▶ INFORMATION SHOWN
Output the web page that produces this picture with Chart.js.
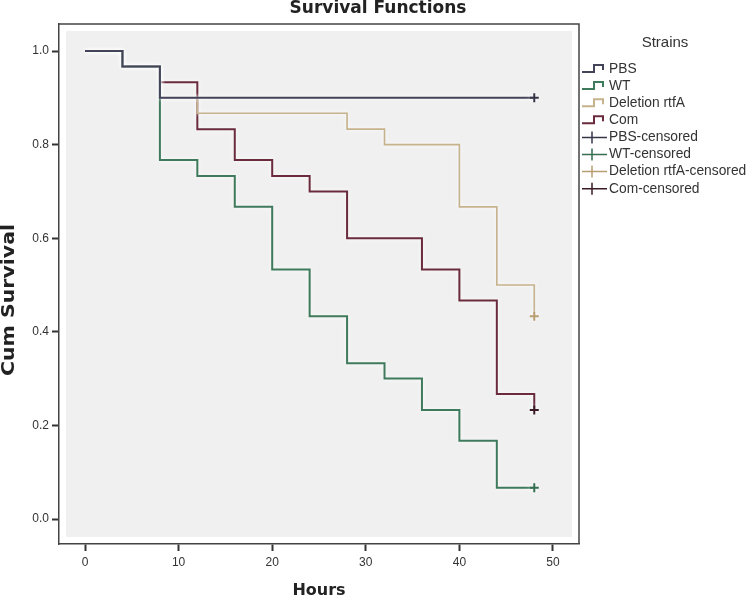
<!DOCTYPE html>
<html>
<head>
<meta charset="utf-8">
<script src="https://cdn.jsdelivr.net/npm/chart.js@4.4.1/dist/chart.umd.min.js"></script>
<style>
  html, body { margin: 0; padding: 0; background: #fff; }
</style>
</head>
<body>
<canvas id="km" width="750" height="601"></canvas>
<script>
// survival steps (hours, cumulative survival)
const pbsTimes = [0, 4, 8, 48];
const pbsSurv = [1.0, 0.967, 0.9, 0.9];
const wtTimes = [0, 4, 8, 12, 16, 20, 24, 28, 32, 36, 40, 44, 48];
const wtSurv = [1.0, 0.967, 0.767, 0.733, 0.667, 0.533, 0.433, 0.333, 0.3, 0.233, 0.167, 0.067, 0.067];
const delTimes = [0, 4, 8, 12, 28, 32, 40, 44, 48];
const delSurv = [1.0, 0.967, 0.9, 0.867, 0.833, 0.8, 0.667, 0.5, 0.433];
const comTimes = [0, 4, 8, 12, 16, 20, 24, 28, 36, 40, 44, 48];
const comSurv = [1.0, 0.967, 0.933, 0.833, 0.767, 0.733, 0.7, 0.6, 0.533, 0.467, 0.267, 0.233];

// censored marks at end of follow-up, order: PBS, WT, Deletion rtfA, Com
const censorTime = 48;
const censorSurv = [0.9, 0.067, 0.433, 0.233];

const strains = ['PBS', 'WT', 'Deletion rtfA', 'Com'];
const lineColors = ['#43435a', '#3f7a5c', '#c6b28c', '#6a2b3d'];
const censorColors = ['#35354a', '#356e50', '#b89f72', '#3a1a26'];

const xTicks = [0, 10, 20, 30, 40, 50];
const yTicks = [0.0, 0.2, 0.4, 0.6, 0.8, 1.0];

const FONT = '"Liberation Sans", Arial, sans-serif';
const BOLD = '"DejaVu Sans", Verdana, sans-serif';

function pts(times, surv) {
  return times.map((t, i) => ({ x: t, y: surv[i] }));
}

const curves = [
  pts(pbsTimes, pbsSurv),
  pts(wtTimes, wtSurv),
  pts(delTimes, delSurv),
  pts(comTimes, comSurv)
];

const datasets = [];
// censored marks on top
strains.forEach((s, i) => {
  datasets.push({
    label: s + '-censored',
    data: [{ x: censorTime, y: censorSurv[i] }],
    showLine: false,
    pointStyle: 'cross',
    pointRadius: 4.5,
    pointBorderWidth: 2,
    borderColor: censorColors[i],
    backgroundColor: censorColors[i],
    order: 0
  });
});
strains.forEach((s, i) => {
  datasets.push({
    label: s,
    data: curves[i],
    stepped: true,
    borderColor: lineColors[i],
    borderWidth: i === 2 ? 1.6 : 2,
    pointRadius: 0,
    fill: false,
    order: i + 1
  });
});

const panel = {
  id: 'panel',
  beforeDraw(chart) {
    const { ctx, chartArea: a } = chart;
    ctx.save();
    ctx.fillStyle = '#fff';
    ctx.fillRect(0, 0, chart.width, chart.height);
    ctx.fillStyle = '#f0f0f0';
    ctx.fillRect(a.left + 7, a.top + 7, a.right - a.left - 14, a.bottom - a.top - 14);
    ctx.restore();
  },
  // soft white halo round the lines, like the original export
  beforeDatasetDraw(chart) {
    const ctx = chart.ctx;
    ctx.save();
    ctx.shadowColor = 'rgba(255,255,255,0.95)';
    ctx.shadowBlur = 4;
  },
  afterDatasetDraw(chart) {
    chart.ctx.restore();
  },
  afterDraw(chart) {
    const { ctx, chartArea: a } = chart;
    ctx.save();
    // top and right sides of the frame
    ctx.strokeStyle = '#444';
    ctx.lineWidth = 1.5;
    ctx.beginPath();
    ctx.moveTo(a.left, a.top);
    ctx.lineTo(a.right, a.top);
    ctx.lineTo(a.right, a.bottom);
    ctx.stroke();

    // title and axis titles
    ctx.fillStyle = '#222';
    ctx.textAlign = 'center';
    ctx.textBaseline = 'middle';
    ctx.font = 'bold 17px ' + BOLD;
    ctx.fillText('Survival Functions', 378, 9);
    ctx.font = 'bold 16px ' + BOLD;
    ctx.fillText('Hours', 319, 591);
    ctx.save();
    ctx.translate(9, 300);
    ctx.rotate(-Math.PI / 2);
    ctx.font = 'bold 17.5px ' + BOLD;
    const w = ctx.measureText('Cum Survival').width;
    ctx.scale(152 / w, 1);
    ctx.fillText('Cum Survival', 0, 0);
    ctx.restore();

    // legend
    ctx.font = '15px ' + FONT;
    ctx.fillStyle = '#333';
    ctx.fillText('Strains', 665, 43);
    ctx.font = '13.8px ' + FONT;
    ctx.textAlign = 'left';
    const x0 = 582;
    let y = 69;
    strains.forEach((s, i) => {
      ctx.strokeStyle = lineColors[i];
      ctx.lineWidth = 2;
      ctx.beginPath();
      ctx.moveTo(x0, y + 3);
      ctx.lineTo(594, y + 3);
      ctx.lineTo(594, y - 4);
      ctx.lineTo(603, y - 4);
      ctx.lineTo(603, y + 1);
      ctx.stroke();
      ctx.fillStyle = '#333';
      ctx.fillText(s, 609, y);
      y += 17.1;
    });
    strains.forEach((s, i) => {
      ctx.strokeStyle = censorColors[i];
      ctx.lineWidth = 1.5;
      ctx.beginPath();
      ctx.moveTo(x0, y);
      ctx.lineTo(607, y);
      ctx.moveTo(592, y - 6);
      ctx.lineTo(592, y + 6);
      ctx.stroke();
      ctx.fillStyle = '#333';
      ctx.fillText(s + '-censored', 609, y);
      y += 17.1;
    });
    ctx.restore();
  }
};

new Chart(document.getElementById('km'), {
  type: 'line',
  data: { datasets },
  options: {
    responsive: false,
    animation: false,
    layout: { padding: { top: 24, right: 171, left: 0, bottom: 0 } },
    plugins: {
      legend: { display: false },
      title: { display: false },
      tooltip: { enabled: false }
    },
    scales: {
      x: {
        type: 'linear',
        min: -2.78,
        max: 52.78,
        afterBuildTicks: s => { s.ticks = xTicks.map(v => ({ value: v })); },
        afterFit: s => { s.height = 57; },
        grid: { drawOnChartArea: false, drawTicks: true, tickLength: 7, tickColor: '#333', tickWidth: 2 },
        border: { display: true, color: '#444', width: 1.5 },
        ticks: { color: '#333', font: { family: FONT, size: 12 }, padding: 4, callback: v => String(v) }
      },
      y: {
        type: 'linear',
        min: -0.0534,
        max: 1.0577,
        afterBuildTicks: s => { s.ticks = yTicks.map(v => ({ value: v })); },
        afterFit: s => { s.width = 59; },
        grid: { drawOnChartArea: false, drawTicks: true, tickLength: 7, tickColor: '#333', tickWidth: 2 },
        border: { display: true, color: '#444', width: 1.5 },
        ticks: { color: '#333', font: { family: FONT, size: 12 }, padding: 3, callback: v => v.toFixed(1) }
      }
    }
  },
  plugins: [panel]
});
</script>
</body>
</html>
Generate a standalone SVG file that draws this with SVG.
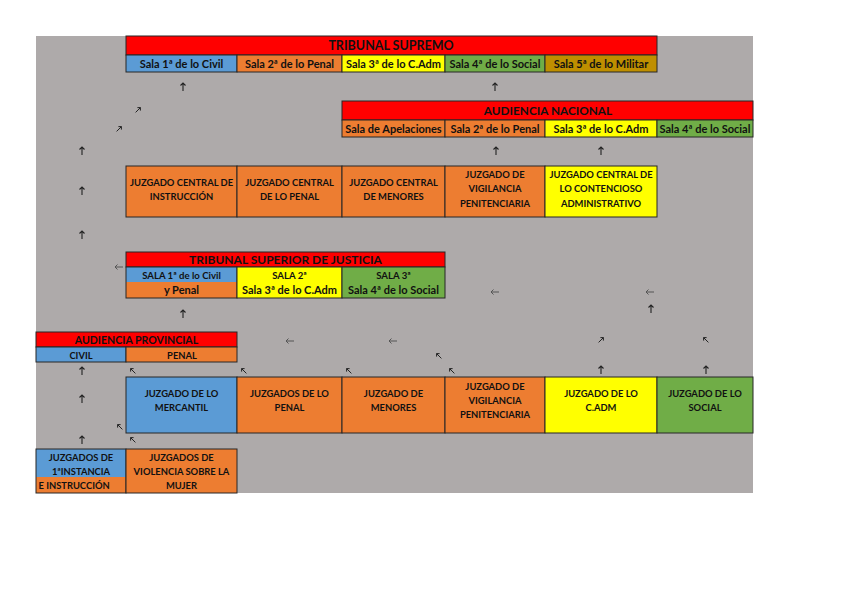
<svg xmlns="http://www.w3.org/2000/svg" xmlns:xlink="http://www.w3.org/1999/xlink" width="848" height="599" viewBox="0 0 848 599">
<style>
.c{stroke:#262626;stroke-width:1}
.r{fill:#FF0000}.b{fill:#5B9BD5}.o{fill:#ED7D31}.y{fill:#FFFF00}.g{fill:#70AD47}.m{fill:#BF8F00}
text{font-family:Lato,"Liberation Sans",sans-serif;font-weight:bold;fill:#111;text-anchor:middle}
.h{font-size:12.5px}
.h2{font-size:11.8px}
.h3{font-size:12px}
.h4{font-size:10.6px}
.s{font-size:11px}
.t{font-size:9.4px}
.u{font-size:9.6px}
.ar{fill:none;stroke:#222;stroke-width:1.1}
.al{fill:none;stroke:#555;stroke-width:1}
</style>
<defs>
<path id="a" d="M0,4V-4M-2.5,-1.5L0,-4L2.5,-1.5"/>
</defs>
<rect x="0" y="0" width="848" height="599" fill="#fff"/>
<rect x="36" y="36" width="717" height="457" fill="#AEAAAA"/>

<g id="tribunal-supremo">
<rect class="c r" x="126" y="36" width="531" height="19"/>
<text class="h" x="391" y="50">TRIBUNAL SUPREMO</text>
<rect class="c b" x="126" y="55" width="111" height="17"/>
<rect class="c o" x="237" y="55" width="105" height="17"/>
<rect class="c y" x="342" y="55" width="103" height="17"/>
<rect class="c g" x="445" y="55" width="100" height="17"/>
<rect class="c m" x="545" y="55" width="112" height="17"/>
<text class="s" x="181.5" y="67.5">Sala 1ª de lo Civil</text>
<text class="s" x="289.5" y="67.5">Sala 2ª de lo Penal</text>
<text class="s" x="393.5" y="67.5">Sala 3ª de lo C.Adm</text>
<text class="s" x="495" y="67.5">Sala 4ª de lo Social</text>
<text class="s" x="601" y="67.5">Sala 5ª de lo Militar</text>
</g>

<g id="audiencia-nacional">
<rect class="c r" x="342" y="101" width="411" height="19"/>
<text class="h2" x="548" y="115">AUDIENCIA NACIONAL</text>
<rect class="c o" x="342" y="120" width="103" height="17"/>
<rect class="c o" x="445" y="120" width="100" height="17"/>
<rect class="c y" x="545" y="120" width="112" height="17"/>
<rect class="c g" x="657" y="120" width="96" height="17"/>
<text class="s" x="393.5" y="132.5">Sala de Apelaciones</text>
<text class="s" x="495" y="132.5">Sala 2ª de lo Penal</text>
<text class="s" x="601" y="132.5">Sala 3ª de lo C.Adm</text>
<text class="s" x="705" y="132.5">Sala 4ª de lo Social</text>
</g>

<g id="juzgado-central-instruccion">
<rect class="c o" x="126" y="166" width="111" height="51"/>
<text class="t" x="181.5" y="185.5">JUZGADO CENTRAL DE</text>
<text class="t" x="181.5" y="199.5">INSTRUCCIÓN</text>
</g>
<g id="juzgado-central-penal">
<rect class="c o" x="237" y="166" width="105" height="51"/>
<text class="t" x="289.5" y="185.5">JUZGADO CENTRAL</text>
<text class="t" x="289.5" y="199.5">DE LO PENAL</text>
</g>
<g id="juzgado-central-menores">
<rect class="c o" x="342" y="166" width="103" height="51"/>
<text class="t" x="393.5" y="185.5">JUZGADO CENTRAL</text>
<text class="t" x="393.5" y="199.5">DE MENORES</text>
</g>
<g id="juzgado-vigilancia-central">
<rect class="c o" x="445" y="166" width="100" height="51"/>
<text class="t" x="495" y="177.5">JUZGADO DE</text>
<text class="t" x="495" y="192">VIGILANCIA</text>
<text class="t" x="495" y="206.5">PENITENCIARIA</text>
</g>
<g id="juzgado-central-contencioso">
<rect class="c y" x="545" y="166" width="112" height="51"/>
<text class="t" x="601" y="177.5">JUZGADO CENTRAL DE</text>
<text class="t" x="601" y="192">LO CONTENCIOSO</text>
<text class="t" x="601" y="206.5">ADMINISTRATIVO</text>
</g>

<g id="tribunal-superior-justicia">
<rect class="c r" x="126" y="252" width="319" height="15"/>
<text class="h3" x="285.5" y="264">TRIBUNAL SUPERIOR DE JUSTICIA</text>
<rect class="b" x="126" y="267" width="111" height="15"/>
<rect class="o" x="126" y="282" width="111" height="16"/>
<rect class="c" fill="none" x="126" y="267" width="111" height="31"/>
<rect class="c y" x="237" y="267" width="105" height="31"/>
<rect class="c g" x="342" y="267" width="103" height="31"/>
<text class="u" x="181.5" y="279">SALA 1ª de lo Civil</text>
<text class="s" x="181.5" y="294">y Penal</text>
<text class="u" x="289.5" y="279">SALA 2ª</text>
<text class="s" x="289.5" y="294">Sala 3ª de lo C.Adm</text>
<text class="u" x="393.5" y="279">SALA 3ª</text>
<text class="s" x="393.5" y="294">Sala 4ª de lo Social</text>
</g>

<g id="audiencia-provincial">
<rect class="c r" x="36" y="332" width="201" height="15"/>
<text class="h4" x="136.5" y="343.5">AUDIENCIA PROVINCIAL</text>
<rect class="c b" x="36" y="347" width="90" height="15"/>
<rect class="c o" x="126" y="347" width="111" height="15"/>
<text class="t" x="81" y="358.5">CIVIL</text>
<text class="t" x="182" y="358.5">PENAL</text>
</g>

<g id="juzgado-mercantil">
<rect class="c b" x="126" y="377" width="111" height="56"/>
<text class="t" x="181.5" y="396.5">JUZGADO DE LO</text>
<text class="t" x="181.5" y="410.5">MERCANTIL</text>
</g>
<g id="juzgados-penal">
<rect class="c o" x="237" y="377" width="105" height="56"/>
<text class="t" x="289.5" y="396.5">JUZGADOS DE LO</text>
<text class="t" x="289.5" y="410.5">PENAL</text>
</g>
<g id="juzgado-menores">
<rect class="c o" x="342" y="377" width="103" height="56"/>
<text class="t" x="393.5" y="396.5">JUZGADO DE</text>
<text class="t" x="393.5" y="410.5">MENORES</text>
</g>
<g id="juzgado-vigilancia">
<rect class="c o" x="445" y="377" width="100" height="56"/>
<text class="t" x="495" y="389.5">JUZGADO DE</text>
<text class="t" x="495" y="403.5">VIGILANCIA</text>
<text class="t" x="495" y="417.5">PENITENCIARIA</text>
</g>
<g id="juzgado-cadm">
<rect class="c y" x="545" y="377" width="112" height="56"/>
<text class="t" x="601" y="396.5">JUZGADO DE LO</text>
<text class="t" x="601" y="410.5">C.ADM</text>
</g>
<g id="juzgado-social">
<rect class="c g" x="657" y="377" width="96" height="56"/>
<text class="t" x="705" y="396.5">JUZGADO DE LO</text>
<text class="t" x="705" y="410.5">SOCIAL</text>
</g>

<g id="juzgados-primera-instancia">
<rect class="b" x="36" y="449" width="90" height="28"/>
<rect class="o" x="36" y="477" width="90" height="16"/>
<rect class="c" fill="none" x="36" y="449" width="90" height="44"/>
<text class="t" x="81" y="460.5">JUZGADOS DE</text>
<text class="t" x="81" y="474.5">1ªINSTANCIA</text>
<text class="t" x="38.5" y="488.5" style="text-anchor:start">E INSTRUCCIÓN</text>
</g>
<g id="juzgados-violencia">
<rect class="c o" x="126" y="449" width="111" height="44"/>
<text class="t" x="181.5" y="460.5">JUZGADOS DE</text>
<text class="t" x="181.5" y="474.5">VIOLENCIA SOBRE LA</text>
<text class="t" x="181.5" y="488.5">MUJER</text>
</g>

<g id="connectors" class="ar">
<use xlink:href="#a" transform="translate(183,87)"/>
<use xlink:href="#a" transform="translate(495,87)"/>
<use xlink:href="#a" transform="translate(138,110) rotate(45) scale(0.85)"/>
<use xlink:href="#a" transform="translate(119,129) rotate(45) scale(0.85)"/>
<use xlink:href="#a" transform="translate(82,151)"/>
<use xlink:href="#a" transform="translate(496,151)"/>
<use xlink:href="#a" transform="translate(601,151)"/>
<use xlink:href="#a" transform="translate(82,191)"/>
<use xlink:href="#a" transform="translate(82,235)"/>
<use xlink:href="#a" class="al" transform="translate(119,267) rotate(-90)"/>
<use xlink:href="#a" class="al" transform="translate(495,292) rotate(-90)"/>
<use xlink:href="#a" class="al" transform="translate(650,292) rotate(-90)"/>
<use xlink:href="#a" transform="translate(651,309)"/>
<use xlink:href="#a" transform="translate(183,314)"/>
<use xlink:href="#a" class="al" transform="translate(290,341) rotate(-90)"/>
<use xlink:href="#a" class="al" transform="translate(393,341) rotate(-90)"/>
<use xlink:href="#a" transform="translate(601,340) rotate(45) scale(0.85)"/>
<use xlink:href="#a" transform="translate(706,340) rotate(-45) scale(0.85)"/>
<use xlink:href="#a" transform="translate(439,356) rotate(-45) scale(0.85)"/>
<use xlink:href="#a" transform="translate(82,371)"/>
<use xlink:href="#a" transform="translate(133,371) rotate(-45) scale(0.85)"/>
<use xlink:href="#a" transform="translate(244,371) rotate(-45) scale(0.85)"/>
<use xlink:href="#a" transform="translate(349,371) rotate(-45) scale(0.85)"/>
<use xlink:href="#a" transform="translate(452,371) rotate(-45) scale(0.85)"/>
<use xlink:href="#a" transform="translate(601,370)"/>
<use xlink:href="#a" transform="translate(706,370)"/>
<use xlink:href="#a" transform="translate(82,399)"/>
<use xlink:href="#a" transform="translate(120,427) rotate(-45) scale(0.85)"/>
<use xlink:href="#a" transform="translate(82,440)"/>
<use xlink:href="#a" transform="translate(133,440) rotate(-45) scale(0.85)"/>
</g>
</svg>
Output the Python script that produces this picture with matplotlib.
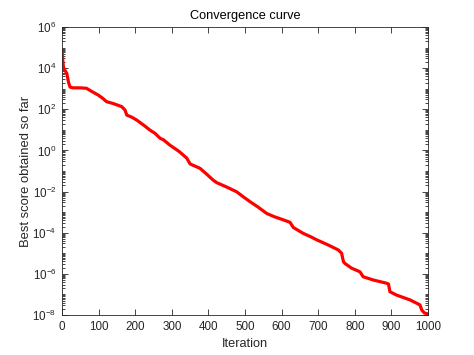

▶ EXERCISE PROMPT
Repeat the listing above from its first line through the line that contains "0.467, 0.267, 0.233];", both included, and nothing more. Drop the pictures.

▶ EXERCISE ANSWER
Output the web page that produces this picture with Chart.js.
<!DOCTYPE html>
<html>
<head>
<meta charset="utf-8">
<script src="https://cdn.jsdelivr.net/npm/chart.js@4.4.1/dist/chart.umd.min.js"></script>
<style>
  html, body { margin: 0; padding: 0; background: #fff; }
</style>
</head>
<body>
<canvas id="km" width="750" height="601"></canvas>
<script>
// survival steps (hours, cumulative survival)
const pbsTimes = [0, 4, 8, 48];
const pbsSurv = [1.0, 0.967, 0.9, 0.9];
const wtTimes = [0, 4, 8, 12, 16, 20, 24, 28, 32, 36, 40, 44, 48];
const wtSurv = [1.0, 0.967, 0.767, 0.733, 0.667, 0.533, 0.433, 0.333, 0.3, 0.233, 0.167, 0.067, 0.067];
const delTimes = [0, 4, 8, 12, 28, 32, 40, 44, 48];
const delSurv = [1.0, 0.967, 0.9, 0.867, 0.833, 0.8, 0.667, 0.5, 0.433];
const comTimes = [0, 4, 8, 12, 16, 20, 24, 28, 36, 40, 44, 48];
const comSurv = [1.0, 0.967, 0.933, 0.833, 0.767, 0.733, 0.7, 0.6, 0.533, 0.467, 0.267, 0.233];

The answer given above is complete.